Question

Hence solve the inequality
$$|3-2^{y}|<2$$,
expressing your answer in terms of logarithms where appropriate.

Answer

**step1** Understanding the absolute value inequality

The problem asks us to solve the inequality $$|3-2^{y}|<2$$. An absolute value inequality of the form $$|x| < a$$ (where $$a > 0$$) means that $$-a < x < a$$. Applying this rule to our inequality, we replace $$x$$ with $$3-2^{y}$$ and $$a$$ with $$2$$. This yields the compound inequality:
$$-2 < 3-2^{y} < 2$$

**step2** Splitting the compound inequality

The compound inequality $$-2 < 3-2^{y} < 2$$ can be broken down into two separate inequalities that must both be true simultaneously:
1. $$3-2^{y} < 2$$
2. $$3-2^{y} > -2$$
We will solve each of these inequalities independently to find the range of values for $$y$$ that satisfy them.

**step3** Solving the first inequality

Let's solve the first inequality: $$3-2^{y} < 2$$.
First, we isolate the term with $$2^{y}$$ by subtracting 3 from all parts of the inequality:
$$3-2^{y} - 3 < 2 - 3$$
This simplifies to:
$$-2^{y} < -1$$
Next, to get rid of the negative sign in front of $$2^{y}$$, we multiply both sides of the inequality by -1. It is crucial to remember that when multiplying or dividing an inequality by a negative number, the direction of the inequality sign must be reversed:
$$-1 \times (-2^{y}) > -1 \times (-1)$$
This results in:
$$2^{y} > 1$$
We know that any non-zero number raised to the power of 0 equals 1. So, we can rewrite $$1$$ as $$2^{0}$$.
The inequality then becomes:
$$2^{y} > 2^{0}$$
Since the base (2) is greater than 1, we can compare the exponents directly.
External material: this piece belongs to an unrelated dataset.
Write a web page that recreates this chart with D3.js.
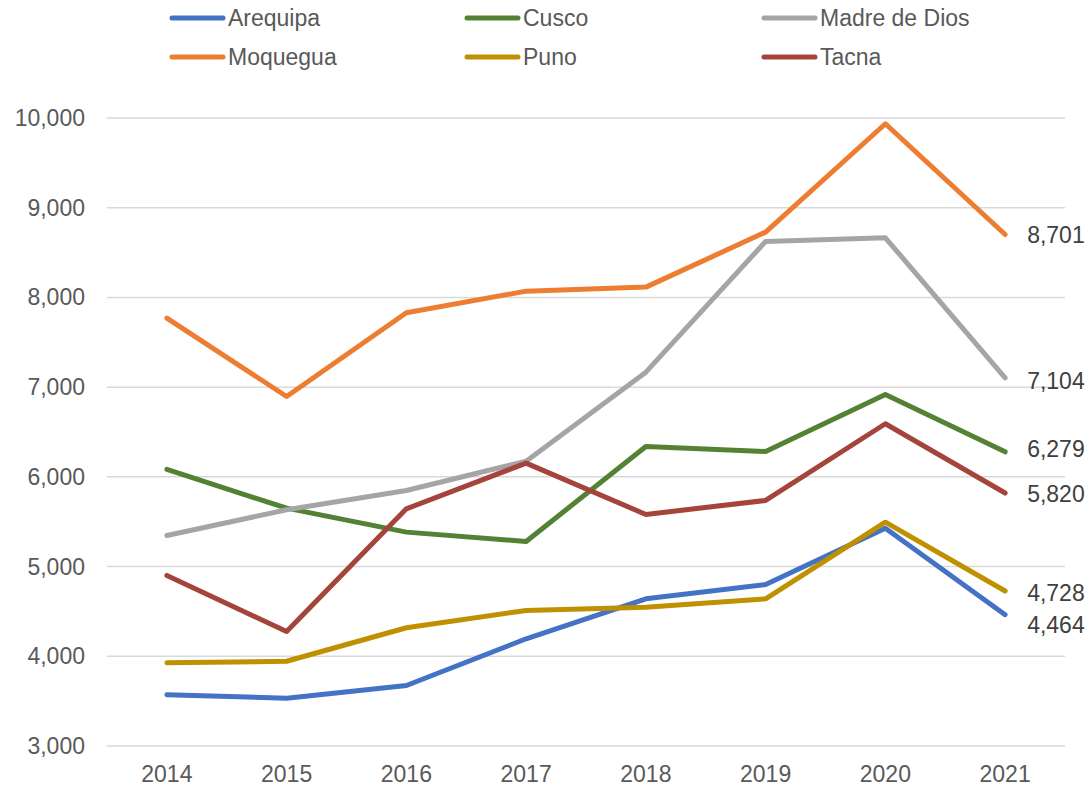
<!DOCTYPE html>
<html>
<head>
<meta charset="utf-8">
<script src="https://cdn.jsdelivr.net/npm/d3@7"></script>
<style>
  body { margin: 0; background: #fff; }
  text { font-family: "Liberation Sans", Arial, sans-serif; }
</style>
</head>
<body>
<div id="chart"></div>
<script>
// years on the x axis
const years = [2014, 2015, 2016, 2017, 2018, 2019, 2020, 2021];

// one array per region
const arequipa    = [3571, 3533, 3674, 4195, 4641, 4800, 5428, 4464];
const cusco       = [6083, 5651, 5384, 5280, 6339, 6283, 6919, 6279];
const madreDeDios = [5347, 5633, 5848, 6175, 7167, 8624, 8665, 7104];
const moquegua    = [7769, 6896, 7829, 8070, 8115, 8728, 9936, 8701];
const puno        = [3927, 3945, 4318, 4511, 4547, 4641, 5495, 4728];
const tacna       = [4901, 4276, 5644, 6153, 5581, 5737, 6592, 5820];

const yTicks = [3000, 4000, 5000, 6000, 7000, 8000, 9000, 10000];

const series = [
  { name: "Arequipa",      values: arequipa,    color: "#4472C4", labelDy: 10 },
  { name: "Cusco",         values: cusco,       color: "#548235", labelDy: -3 },
  { name: "Madre de Dios", values: madreDeDios, color: "#A5A5A5", labelDy: 3 },
  { name: "Moquegua",      values: moquegua,    color: "#ED7D31", labelDy: 0 },
  { name: "Puno",          values: puno,        color: "#BF9000", labelDy: 2 },
  { name: "Tacna",         values: tacna,       color: "#A5443A", labelDy: 1 }
];

const width = 1092, height = 787;
const margin = { top: 118, right: 27, bottom: 41, left: 107 };

const svg = d3.select("#chart").append("svg")
  .attr("width", width)
  .attr("height", height);

const x = d3.scalePoint()
  .domain(years)
  .range([margin.left, width - margin.right])
  .padding(0.5);

const y = d3.scaleLinear()
  .domain([3000, 10000])
  .range([height - margin.bottom, margin.top]);

// gridlines
svg.append("g")
  .selectAll("line")
  .data(yTicks)
  .join("line")
  .attr("x1", margin.left)
  .attr("x2", width - margin.right)
  .attr("y1", d => y(d))
  .attr("y2", d => y(d))
  .attr("stroke", "#d9d9d9")
  .attr("stroke-width", 1.5);

// y axis labels
const fmt = d3.format(",");
svg.append("g")
  .selectAll("text")
  .data(yTicks)
  .join("text")
  .attr("x", 85)
  .attr("y", d => y(d))
  .attr("dy", "0.35em")
  .attr("text-anchor", "end")
  .attr("font-size", 23)
  .attr("fill", "#595959")
  .text(d => fmt(d));

// x axis labels
svg.append("g")
  .selectAll("text")
  .data(years)
  .join("text")
  .attr("x", d => x(d))
  .attr("y", height - margin.bottom + 28)
  .attr("dy", "0.35em")
  .attr("text-anchor", "middle")
  .attr("font-size", 23)
  .attr("fill", "#595959")
  .text(d => d);

// lines
const line = d3.line()
  .x((d, i) => x(years[i]))
  .y(d => y(d));

svg.append("g")
  .selectAll("path")
  .data(series)
  .join("path")
  .attr("d", d => line(d.values))
  .attr("fill", "none")
  .attr("stroke", d => d.color)
  .attr("stroke-width", 5)
  .attr("stroke-linejoin", "round")
  .attr("stroke-linecap", "round");

// end labels
const last = years.length - 1;
svg.append("g")
  .selectAll("text")
  .data(series)
  .join("text")
  .attr("x", x(years[last]) + 22)
  .attr("y", d => y(d.values[last]) + d.labelDy)
  .attr("dy", "0.35em")
  .attr("font-size", 23)
  .attr("fill", "#404040")
  .text(d => fmt(d.values[last]));

// legend
const legendX = [170, 465, 762];
const legendY = [18, 57];
const legend = svg.append("g")
  .selectAll("g")
  .data(series)
  .join("g")
  .attr("transform", (d, i) => `translate(${legendX[i % 3]},${legendY[Math.floor(i / 3)]})`);

legend.append("line")
  .attr("x1", 2)
  .attr("x2", 53)
  .attr("stroke", d => d.color)
  .attr("stroke-width", 5)
  .attr("stroke-linecap", "round");

legend.append("text")
  .attr("x", 58)
  .attr("dy", "0.35em")
  .attr("font-size", 23)
  .attr("fill", "#595959")
  .text(d => d.name);
</script>
</body>
</html>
If $$b^x > b^z$$ and $$b > 1$$, then $$x > z$$. Therefore:
$$y > 0$$

**step4** Solving the second inequality

Now, let's solve the second inequality: $$3-2^{y} > -2$$.
Similar to the previous step, we first subtract 3 from both sides of the inequality to isolate the term with $$2^{y}$$:
$$3-2^{y} - 3 > -2 - 3$$
This simplifies to:
$$-2^{y} > -5$$
Again, we multiply both sides by -1 and reverse the inequality sign:
$$-1 \times (-2^{y}) < -1 \times (-5)$$
This gives us:
$$2^{y} < 5$$
To solve for $$y$$ when the variable is in the exponent, we use logarithms. We take the logarithm base 2 of both sides of the inequality:
$$\log_{2}(2^{y}) < \log_{2}(5)$$
Using the fundamental property of logarithms that $$\log_{b}(b^{x}) = x$$, the left side simplifies to $$y$$:
$$y < \log_{2}(5)$$

**step5** Combining the solutions

We have determined two conditions for $$y$$ to satisfy the original inequality:
1. From the first inequality, we found $$y > 0$$.
2. From the second inequality, we found $$y < \log_{2}(5)$$.
For the original absolute value inequality to hold true, both of these conditions must be met simultaneously. Therefore, we combine these two inequalities into a single interval:
$$0 < y < \log_{2}(5)$$
This is the solution to the inequality, expressed in terms of logarithms as requested.